**Exercise brief:**
Taking the data below, please print only the lines from the line holding "Reproduce this chart" to the line holding "const xTicks = samples;", inclusive, with pictures omitted.

**Supplied entries:**
↓↓↓
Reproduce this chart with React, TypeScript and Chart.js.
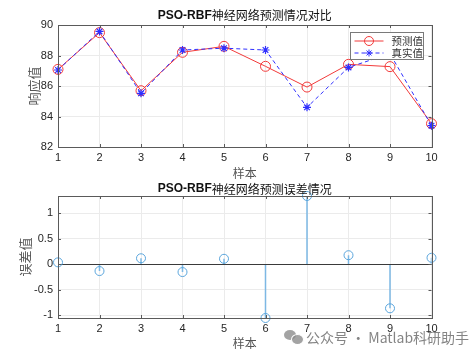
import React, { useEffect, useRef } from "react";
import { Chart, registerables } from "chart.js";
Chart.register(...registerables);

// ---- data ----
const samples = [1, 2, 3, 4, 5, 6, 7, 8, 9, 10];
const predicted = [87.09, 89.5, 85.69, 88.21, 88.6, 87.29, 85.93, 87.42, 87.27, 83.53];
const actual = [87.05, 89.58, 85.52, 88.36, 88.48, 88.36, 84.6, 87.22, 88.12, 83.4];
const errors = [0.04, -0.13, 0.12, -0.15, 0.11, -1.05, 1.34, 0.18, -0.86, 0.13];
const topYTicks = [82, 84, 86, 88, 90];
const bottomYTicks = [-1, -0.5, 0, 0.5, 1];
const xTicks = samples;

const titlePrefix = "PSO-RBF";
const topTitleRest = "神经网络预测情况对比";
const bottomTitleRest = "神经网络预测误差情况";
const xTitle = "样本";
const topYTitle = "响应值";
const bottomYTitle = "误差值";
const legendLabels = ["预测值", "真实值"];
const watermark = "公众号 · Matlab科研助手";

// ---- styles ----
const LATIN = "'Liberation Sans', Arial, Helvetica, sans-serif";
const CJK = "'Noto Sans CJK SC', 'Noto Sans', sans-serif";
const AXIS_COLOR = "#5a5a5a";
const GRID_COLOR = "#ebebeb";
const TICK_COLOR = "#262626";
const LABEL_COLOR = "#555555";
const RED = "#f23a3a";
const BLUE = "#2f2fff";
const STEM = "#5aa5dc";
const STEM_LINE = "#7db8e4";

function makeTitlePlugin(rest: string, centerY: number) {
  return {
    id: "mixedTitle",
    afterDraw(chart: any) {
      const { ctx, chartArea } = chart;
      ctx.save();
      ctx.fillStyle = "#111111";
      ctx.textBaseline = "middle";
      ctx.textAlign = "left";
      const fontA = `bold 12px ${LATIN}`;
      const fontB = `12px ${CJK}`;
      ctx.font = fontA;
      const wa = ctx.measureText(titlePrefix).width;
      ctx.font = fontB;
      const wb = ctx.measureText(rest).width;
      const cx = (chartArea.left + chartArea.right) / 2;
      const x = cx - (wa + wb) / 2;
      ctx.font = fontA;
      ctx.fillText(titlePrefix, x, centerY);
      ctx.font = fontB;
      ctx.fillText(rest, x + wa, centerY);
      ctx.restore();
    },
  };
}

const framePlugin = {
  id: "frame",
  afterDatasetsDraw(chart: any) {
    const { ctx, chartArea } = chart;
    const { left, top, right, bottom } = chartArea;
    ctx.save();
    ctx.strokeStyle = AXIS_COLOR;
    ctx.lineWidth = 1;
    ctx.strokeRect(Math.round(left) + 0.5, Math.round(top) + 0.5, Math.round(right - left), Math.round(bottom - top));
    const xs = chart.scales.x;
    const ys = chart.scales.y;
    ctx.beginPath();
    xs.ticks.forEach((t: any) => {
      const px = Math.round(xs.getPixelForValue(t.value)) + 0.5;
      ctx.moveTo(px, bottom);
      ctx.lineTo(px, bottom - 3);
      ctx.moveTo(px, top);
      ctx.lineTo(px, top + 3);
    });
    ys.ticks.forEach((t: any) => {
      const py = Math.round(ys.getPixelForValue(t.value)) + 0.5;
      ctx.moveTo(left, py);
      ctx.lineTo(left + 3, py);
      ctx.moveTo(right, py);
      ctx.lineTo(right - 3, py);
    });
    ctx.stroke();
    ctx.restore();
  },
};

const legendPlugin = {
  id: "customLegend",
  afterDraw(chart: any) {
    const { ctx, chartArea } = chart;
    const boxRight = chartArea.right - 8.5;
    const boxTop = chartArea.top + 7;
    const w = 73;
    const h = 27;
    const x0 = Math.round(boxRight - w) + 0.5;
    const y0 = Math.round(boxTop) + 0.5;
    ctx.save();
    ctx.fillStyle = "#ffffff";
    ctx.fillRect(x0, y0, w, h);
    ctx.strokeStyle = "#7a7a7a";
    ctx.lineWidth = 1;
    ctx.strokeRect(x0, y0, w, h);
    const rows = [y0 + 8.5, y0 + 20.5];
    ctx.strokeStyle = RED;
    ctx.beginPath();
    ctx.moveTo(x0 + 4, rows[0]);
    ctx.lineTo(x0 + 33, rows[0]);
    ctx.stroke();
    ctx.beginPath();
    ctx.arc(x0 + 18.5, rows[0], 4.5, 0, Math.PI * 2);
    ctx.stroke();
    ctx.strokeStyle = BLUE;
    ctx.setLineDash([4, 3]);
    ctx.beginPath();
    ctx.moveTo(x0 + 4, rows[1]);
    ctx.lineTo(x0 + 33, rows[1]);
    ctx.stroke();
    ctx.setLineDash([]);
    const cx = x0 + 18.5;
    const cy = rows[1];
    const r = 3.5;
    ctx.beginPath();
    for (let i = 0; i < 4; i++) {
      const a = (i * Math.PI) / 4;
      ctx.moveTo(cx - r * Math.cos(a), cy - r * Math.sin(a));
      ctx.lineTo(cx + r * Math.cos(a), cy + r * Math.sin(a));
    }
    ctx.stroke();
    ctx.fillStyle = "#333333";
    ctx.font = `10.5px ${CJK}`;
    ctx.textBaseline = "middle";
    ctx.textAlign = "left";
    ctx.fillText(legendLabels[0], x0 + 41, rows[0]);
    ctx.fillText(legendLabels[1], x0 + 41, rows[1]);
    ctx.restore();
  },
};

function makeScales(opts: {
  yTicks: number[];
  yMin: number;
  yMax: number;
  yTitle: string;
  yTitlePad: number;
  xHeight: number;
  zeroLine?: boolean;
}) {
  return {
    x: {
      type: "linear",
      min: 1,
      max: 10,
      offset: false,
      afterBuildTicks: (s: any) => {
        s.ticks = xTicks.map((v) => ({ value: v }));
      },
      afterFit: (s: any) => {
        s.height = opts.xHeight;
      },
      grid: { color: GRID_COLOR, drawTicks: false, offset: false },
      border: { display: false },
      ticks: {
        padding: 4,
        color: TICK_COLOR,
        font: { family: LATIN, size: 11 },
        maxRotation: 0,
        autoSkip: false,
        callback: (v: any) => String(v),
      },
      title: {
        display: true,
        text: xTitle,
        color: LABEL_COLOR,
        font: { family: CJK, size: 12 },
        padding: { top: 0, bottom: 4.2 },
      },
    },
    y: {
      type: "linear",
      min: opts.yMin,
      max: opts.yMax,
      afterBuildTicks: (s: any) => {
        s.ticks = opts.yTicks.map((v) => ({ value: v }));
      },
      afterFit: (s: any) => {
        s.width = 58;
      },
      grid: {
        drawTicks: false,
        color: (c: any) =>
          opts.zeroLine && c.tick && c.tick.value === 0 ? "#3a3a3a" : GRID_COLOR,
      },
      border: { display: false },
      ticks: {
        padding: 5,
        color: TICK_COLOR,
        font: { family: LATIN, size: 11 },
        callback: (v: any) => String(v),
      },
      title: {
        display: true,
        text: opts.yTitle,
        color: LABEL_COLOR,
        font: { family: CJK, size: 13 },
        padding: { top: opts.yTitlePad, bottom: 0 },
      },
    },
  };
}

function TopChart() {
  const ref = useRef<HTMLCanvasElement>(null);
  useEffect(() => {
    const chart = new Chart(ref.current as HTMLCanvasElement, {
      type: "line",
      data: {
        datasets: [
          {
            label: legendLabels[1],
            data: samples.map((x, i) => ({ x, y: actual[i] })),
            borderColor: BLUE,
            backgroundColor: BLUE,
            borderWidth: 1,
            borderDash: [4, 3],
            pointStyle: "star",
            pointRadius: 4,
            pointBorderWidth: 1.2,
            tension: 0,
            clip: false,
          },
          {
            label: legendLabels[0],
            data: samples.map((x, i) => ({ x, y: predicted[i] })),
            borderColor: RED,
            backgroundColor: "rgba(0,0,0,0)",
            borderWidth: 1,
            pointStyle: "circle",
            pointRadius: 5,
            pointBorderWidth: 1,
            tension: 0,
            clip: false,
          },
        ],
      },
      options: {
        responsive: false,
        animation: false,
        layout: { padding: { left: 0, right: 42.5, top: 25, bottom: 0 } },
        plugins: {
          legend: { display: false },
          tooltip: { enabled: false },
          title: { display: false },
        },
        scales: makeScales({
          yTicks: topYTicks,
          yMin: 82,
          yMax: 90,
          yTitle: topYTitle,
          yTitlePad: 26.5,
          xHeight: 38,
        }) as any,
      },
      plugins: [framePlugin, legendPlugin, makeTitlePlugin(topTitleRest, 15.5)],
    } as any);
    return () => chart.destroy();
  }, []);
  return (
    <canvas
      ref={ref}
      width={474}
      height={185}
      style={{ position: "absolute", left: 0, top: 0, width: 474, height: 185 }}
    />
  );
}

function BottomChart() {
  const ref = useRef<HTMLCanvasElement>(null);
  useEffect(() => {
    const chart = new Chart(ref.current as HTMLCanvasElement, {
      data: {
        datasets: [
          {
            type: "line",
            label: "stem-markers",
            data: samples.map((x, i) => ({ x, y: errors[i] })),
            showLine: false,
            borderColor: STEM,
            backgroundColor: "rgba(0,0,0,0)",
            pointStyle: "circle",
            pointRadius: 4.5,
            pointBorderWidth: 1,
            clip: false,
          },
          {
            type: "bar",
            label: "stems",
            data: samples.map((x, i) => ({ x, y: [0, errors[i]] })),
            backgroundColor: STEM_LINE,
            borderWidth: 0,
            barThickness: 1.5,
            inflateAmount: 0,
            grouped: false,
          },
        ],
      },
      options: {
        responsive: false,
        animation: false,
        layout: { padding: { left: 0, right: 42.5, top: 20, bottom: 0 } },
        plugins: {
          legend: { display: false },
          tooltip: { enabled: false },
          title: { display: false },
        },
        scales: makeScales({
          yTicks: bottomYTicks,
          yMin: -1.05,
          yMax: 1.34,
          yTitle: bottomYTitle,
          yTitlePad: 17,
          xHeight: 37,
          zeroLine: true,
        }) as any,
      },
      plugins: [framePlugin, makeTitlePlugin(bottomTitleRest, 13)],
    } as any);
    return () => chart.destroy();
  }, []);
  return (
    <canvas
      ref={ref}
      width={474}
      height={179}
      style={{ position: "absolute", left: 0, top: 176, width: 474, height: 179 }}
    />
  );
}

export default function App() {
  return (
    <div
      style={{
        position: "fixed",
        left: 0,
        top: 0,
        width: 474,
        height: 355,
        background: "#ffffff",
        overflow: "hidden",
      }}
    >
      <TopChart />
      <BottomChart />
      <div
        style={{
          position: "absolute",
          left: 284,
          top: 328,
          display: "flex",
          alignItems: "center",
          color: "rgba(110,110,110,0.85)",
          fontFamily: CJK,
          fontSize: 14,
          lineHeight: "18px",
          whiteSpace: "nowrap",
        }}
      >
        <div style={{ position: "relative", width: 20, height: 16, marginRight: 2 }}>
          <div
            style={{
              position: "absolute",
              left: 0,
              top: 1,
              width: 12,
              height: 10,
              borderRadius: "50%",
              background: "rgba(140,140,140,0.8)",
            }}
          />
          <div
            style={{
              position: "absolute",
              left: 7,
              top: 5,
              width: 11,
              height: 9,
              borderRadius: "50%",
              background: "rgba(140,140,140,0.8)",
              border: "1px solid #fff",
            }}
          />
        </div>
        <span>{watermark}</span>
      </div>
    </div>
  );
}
↑↑↑
↓↓↓
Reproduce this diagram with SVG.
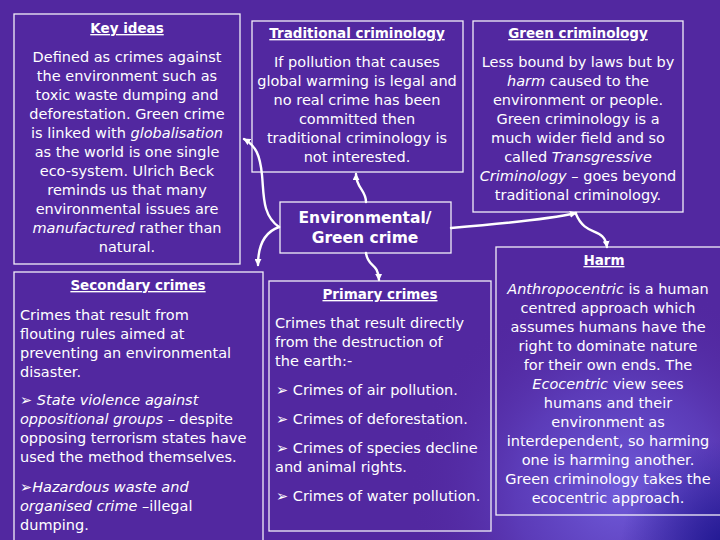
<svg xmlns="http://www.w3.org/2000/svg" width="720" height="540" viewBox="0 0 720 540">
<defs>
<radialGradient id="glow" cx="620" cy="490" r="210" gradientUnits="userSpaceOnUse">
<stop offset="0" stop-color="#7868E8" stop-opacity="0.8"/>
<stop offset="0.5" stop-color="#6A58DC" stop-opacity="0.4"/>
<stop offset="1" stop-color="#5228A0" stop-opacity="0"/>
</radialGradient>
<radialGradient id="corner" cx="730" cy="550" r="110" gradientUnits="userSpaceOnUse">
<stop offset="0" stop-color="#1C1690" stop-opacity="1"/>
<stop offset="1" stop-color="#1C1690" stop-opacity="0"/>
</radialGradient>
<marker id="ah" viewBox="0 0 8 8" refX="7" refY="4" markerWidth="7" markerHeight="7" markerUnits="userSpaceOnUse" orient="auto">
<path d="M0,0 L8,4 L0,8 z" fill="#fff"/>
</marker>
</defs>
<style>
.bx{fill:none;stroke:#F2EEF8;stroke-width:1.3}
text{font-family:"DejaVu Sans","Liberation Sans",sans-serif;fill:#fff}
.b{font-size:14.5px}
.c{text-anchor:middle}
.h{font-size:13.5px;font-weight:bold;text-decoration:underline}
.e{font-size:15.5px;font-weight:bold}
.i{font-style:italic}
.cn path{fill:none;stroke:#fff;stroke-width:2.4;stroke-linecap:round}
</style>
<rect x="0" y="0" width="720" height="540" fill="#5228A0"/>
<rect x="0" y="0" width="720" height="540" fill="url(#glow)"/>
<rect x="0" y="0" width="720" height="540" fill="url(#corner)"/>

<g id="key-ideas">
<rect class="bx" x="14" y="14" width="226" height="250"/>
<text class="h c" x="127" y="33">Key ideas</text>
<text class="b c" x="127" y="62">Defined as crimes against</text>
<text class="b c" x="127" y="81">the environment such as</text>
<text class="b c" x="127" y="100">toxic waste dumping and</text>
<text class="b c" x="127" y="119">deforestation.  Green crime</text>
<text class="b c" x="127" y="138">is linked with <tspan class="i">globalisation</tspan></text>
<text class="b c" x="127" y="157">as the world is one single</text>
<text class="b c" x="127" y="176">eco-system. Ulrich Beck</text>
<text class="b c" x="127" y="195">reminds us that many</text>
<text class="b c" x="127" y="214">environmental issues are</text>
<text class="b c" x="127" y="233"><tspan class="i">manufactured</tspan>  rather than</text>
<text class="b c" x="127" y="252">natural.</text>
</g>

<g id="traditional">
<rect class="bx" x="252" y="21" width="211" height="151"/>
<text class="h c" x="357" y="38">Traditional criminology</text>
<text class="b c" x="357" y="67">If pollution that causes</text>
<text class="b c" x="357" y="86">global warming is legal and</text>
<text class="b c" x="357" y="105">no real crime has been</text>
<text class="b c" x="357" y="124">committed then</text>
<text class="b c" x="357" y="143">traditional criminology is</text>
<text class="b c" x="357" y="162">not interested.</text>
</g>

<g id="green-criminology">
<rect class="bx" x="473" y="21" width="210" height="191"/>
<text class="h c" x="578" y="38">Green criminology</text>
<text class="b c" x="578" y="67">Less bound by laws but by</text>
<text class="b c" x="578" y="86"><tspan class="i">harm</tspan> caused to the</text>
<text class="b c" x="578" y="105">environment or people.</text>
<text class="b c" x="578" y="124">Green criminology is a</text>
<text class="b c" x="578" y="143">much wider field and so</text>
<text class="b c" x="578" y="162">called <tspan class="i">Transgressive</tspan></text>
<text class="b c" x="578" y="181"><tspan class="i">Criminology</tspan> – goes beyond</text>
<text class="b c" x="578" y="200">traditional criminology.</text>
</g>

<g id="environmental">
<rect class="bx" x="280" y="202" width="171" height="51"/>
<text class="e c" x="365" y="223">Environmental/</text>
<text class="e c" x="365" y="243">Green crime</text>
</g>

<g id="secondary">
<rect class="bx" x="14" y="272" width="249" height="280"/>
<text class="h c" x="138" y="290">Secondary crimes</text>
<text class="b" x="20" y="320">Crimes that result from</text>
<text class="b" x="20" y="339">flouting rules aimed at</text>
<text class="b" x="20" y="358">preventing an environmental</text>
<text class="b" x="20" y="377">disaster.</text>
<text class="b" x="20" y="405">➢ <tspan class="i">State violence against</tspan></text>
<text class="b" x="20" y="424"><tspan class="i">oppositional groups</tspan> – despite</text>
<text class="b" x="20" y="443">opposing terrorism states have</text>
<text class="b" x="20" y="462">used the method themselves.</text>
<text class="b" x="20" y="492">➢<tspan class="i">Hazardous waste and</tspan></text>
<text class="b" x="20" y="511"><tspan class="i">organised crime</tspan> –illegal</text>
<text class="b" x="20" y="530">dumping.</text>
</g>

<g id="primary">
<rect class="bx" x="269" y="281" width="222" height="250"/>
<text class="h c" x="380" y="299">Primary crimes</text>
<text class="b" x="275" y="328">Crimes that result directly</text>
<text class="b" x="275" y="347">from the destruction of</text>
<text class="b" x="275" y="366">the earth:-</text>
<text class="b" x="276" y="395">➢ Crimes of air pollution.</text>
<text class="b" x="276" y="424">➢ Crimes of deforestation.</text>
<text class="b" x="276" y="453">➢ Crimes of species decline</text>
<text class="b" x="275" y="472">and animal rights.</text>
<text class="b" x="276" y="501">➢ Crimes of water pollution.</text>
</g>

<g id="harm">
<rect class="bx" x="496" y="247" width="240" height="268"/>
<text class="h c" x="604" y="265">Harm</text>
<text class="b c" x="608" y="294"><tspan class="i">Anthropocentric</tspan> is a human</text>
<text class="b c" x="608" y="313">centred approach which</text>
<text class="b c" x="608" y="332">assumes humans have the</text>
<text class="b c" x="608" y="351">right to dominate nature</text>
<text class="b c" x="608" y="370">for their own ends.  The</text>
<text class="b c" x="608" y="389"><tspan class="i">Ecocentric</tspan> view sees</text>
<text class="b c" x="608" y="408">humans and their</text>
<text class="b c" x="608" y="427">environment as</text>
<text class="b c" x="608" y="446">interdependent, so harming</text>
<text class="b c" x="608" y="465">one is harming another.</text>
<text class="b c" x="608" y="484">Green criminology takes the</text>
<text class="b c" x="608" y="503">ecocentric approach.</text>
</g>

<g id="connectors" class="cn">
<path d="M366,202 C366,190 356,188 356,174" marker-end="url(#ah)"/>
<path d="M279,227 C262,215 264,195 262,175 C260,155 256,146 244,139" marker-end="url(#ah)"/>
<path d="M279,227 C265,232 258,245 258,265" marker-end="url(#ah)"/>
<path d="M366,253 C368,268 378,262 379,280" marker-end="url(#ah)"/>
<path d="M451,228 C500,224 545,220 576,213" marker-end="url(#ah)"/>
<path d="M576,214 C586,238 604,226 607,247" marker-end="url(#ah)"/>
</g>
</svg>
↑↑↑
**Answer:**
Reproduce this chart with React, TypeScript and Chart.js.
import React, { useEffect, useRef } from "react";
import { Chart, registerables } from "chart.js";
Chart.register(...registerables);

// ---- data ----
const samples = [1, 2, 3, 4, 5, 6, 7, 8, 9, 10];
const predicted = [87.09, 89.5, 85.69, 88.21, 88.6, 87.29, 85.93, 87.42, 87.27, 83.53];
const actual = [87.05, 89.58, 85.52, 88.36, 88.48, 88.36, 84.6, 87.22, 88.12, 83.4];
const errors = [0.04, -0.13, 0.12, -0.15, 0.11, -1.05, 1.34, 0.18, -0.86, 0.13];
const topYTicks = [82, 84, 86, 88, 90];
const bottomYTicks = [-1, -0.5, 0, 0.5, 1];
const xTicks = samples;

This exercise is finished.